Focus
How to Improve Your Focus
Most people who struggle to focus treat it as a personal failing. They are easily distracted, they cannot seem to concentrate for long, their mind keeps drifting. What they rarely consider is that focus is not a fixed trait but a condition, and conditions can be changed. The question is not why you lack willpower but what is making sustained attention difficult right now.
The answer is usually several things at once: an environment full of interruptions, a mental load of unresolved tasks, unclear priorities and not enough sleep. Address a few of those and focus tends to improve noticeably without requiring any extraordinary effort.
Clear the background noise first
One of the most reliable ways to improve focus is to reduce the number of open loops sitting in the background of your mind. Unfinished tasks, unanswered messages, unresolved decisions: these all draw on your attention even when you are trying to concentrate on something else. You are not distracted so much as split.
A brain dump at the start of the week, or before a session of important work, clears a surprising amount of this background load. Getting everything out of your head and onto a page means your mind is not spending energy trying to hold onto it all. The work you are trying to do gets a larger share of what is available.
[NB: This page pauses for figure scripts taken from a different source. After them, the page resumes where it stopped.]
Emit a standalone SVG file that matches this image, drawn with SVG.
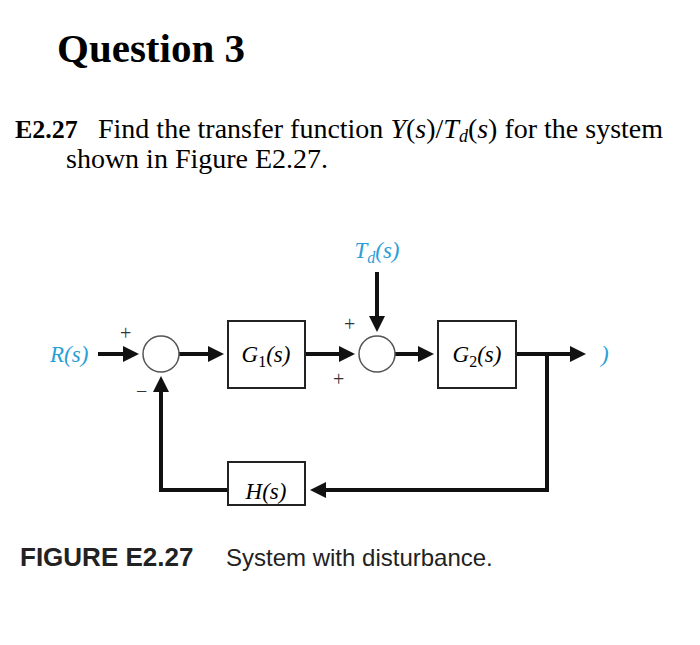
<svg xmlns="http://www.w3.org/2000/svg" width="700" height="645" viewBox="0 0 700 645">
<style>
.s{font-family:"Liberation Serif",serif}
.b{fill:#fff;stroke:#222;stroke-width:2}
.c{fill:#fff;stroke:#555;stroke-width:1.5}
.l{fill:none;stroke:#111;stroke-width:4}
.lab{font-family:"Liberation Serif",serif;font-style:italic;font-size:23px}
.blue{fill:#2a9fd6}
.sg{font-family:"Liberation Serif",serif;font-size:20px;fill:#333}
</style>
<defs><marker id="a" markerWidth="4" markerHeight="4" refX="3" refY="2" orient="auto" markerUnits="strokeWidth"><path d="M0,0L4,2L0,4z" fill="#111"/></marker></defs>
<rect width="700" height="645" fill="#fff"/>
<text class="s" x="57" y="62" font-size="41" font-weight="bold">Question 3</text>
<text class="s" x="15" y="138" font-size="28"><tspan font-weight="bold" font-size="26">E2.27</tspan><tspan x="98">Find the transfer function </tspan><tspan font-style="italic">Y</tspan>(<tspan font-style="italic">s</tspan>)/<tspan font-style="italic">T<tspan font-size="18" dy="4">d</tspan></tspan><tspan dy="-4">(</tspan><tspan font-style="italic">s</tspan>) for the system</text>
<text class="s" x="66" y="168" font-size="28">shown in Figure E2.27.</text>
<g id="connectors">
<path class="l" d="M98,354H135" marker-end="url(#a)"/>
<path class="l" d="M179,354H220" marker-end="url(#a)"/>
<path class="l" d="M305,354H351" marker-end="url(#a)"/>
<path class="l" d="M377,272V328" marker-end="url(#a)"/>
<path class="l" d="M395,354H430" marker-end="url(#a)"/>
<path class="l" d="M516,354H582" marker-end="url(#a)"/>
<path class="l" d="M547,354V490H314" marker-end="url(#a)"/>
<path class="l" d="M228,490H161V380" marker-end="url(#a)"/>
</g>
<g id="sum1"><circle class="c" cx="161" cy="354" r="18"/><text class="sg" x="120" y="340">+</text><text class="sg" x="136" y="398">−</text></g>
<g id="G1"><rect class="b" x="228" y="321" width="77" height="67"/><text class="lab" x="266" y="362" text-anchor="middle">G<tspan font-style="normal" font-size="16" dy="5">1</tspan><tspan dy="-5">(s)</tspan></text></g>
<g id="sum2"><circle class="c" cx="377" cy="354" r="18"/><text class="sg" x="344" y="331">+</text><text class="sg" x="333" y="386">+</text></g>
<g id="G2"><rect class="b" x="438" y="321" width="78" height="67"/><text class="lab" x="477" y="362" text-anchor="middle">G<tspan font-style="normal" font-size="16" dy="5">2</tspan><tspan dy="-5">(s)</tspan></text></g>
<g id="H"><rect class="b" x="228" y="462" width="77" height="43"/><text class="lab" x="266" y="499" text-anchor="middle">H(s)</text></g>
<g id="R"><text class="lab blue" x="50" y="362">R(s)</text></g>
<g id="Td"><text class="lab blue" x="377" y="258" text-anchor="middle">T<tspan font-size="16" dy="5">d</tspan><tspan dy="-5">(s)</tspan></text></g>
<g id="Y"><text class="lab blue" x="601" y="362">)</text></g>
<text x="20" y="566" font-family="Liberation Sans,sans-serif" font-size="24" fill="#222"><tspan font-weight="bold" font-size="26">FIGURE E2.27</tspan><tspan x="226">System with disturbance.</tspan></text>
</svg>
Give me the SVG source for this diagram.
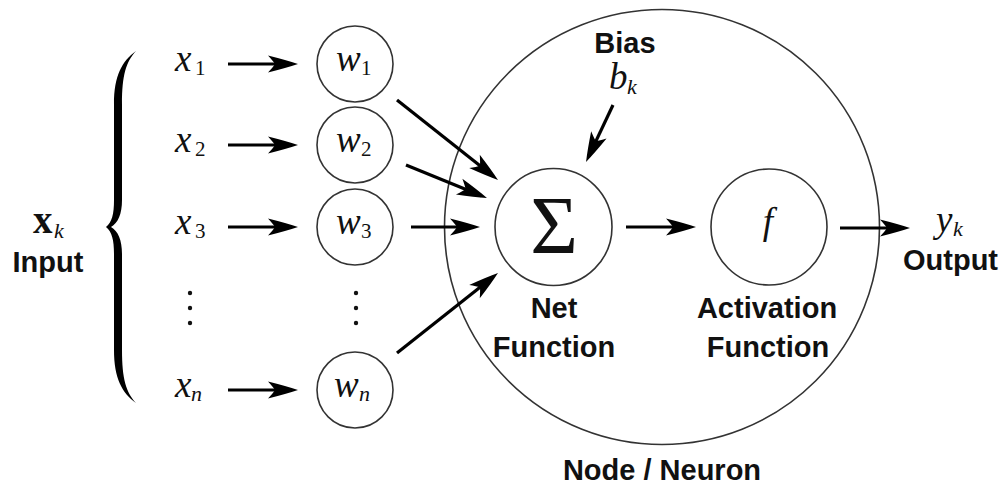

Work in blocks, not marathons
Sustained focus does not mean working for hours without stopping. It means working without interruption within a defined period, then deliberately stepping away. Most people can maintain genuine focus for somewhere between forty-five minutes and ninety minutes before the quality of attention starts to drop. Beyond that point, more time spent does not mean more produced.
Working in blocks with clear start and end points tends to produce better output than working indefinitely and hoping concentration holds. The end of the block gives you something to aim at. The break after it lets you recover before the next one.
Remove the decision about what to work on
A significant amount of apparent distraction is actually avoidance of the moment when you have to decide what to work on next. Switching tabs, checking messages, making tea: these often happen not because of external pull but because there is no clear answer to the question "what am I doing right now?"
Deciding at the start of each session, or the night before, exactly what you are working on removes this friction point entirely. You sit down and start, because the decision has already been made. This sounds trivial but it makes a real difference to how quickly you get into focused work and how long you stay there.
Protect the first hour of your best part of the day
Most people have a window, usually in the morning but not always, when their thinking is clearest. This is when focused work is easiest and most productive. It is also often when emails arrive, when people want to catch up and when the day starts accumulating its small demands.
Protecting that window for your most important work, rather than starting it with reactive tasks, tends to have a disproportionate effect on the quality of the whole day. Even one hour of genuinely focused work in your best window is often worth more than three hours of distracted effort later on.
Reduce the switching, not just the distractions
Context switching is more costly than most people account for. Every time you move from one type of work to another, there is a transition cost: your attention has to reorient, you have to recall where you left off, and you spend some time between tasks in a kind of cognitive no-man's land. This adds up across a day of frequent switching.
Batching similar types of work together reduces this cost. All your messages in one slot, all your calls in another, focused writing or thinking in a separate protected block. You are not doing more work, you are doing it in a way that costs your attention less.